Anna Dechant and Annika Rinklake


In this chapter we analyse the accounts of 28 parents-to-be in western Germany who were expecting their first child in 2006. We focus on the interviewees’ plans for their division of childcare and paid work to explore how these plans were affected by family policies and cultural models of motherhood and fatherhood. At the time of the interviews, parents-to-be in western Germany found themselves in a conservative welfare state in which the ideal of the male breadwinner and female homemaker was quite prevalent. We find that most interviewed couples decided that the woman should stay at home for an extended period, beyond the mandatory maternity leave of eight weeks, to care for the child. Half of the women planned to return to the labour market within the first year after childbirth whereas some decided to take up to 36 months of parental leave.

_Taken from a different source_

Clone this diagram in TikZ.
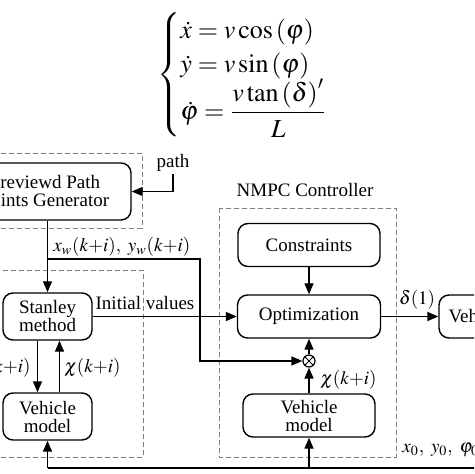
\documentclass[tikz,border=0pt]{standalone}
\usepackage{amsmath}
\usepackage{mathptmx}
\usepackage{fontspec}
\setmainfont{Liberation Serif}
\usetikzlibrary{arrows.meta}

\tikzset{
  blk/.style={draw, rounded corners=5pt, line width=0.7pt, align=center, inner sep=1pt, font=\fontsize{9.5}{9}\selectfont},
  grp/.style={draw=gray, dash pattern=on 2.5pt off 1.5pt, line width=0.4pt},
  arr/.style={-{Triangle[length=5.5pt,width=4.5pt]}, line width=0.7pt},
  lin/.style={line width=0.7pt},
  lbl/.style={font=\fontsize{9.5}{11}\selectfont, inner sep=1pt},
  mix/.style={circle, draw, line width=0.6pt, minimum size=6pt, inner sep=0pt,
    path picture={\draw[line width=0.5pt] (path picture bounding box.north west) -- (path picture bounding box.south east)
      (path picture bounding box.north east) -- (path picture bounding box.south west);}}
}

\begin{document}
\begin{tikzpicture}[x=0.5pt,y=-0.5pt]
\clip (0,0) rectangle (474,474);
\pgfmathsetmacro\lx{47.5};
\pgfmathsetmacro\rx{309};
% model equations
\node[anchor=west, inner sep=0pt, font=\fontsize{13}{15}\selectfont] (eq) at (157,75)
  {\renewcommand\arraystretch{0.8}$\begin{cases}\dot{x} = v\cos{(\varphi)}\\[-1pt] \dot{y} = v\sin{(\varphi)}\\[-2pt] \dot{\varphi} = \dfrac{v\tan{(\delta)}'}{L}\end{cases}$};
% dashed groups
\draw[grp] (-20,153) rectangle (142,228);
\draw[grp] (-20,270) rectangle (143,457);
\draw[grp] (219,208) rectangle (396,457);
\node[lbl] (nmpc) at (305,190) {NMPC Controller};
% blocks
\node[blk, minimum width=86pt, minimum height=28.5pt] (pg) at (45,191.5) {Previewd Path\\Points Generator};
\node[blk, minimum width=44.5pt, minimum height=23.5pt] (st) at (\lx,316.5) {Stanley\\method};
\node[blk, minimum width=44.5pt, minimum height=23.5pt] (vl) at (\lx,416.5) {Vehicle\\model};
\node[blk, minimum width=71pt, minimum height=21.5pt] (cs) at (\rx,245) {Constraints};
\node[blk, minimum width=71.5pt, minimum height=21.5pt] (op) at (\rx,316.5) {Optimization};
\node[blk, minimum width=66pt, minimum height=21.5pt] (vr) at (\rx,415.5) {Vehicle\\model};
\node[blk, minimum width=38pt, minimum height=21.5pt] (ve) at (477,316.5) {Vehicle};
\node[mix] (ot) at (\rx,361) {};
% inputs and labels
\node[lbl] (path) at (173,163) {path};
\node[lbl, anchor=west] (xw) at (51,247) {$x_w(k{+}i),\ y_w(k{+}i)$};
\node[lbl] (iv) at (145,303) {Initial values};
\node[lbl, anchor=east] (dk) at (33,368) {$\delta(k{+}i)$};
\node[lbl, anchor=west] (chl) at (62,368) {$\chi(k{+}i)$};
\node[lbl, anchor=west] (chr) at (318,380) {$\chi(k{+}i)$};
\node[lbl] (d1) at (417,300) {$\delta(1)$};
\node[lbl, anchor=west] (x0) at (400,450) {$x_0,\ y_0,\ \varphi_0$};
\coordinate (br) at (\lx,259);
\coordinate (bt) at (200,259);
\coordinate (fb) at (520,468);
% connectors
\draw[arr] (path.south) |- (pg.east);
\draw[arr] (pg.south -| st.north) -- (st.north);
\draw[arr] (br) -- (bt) |- (ot.west);
\draw[arr] (st.east) -- (op.west);
\draw[arr] ([xshift=-5pt]st.south) -- ([xshift=-5pt]vl.north);
\draw[arr] ([xshift=6pt]vl.north) -- ([xshift=6pt]st.south);
\draw[arr] (cs.south) -- (op.north);
\draw[arr] (ot.north) -- (op.south);
\draw[arr] (vr.north) -- (ot.south);
\draw[arr] (op.east) -- (ve.west);
\draw[lin] (fb) -- (vl.south |- fb);
\draw[arr] (vl.south |- fb) -- (vl.south);
\draw[arr] (vr.south |- fb) -- (vr.south);
\end{tikzpicture}
\end{document}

The women mostly envisioned being the main caregiver and if a return to employment was planned, it was often planned with reduced work hours. Several of the women who planned to return to work quickly reported being criticized and referred to the term ‘Rabenmutter’ to describe the stigma. Breastfeeding was mentioned as being very important for the child’s health and often used as an argument for the division of parental leave and its anticipated length. Most couples planned for the father to stay employed full-time and to spend time with their children in the evenings and on weekends. A few couples had different plans; two couples wanted to share childcare and paid work equally, while one couple planned for the father to stay at home and be the primary caregiver.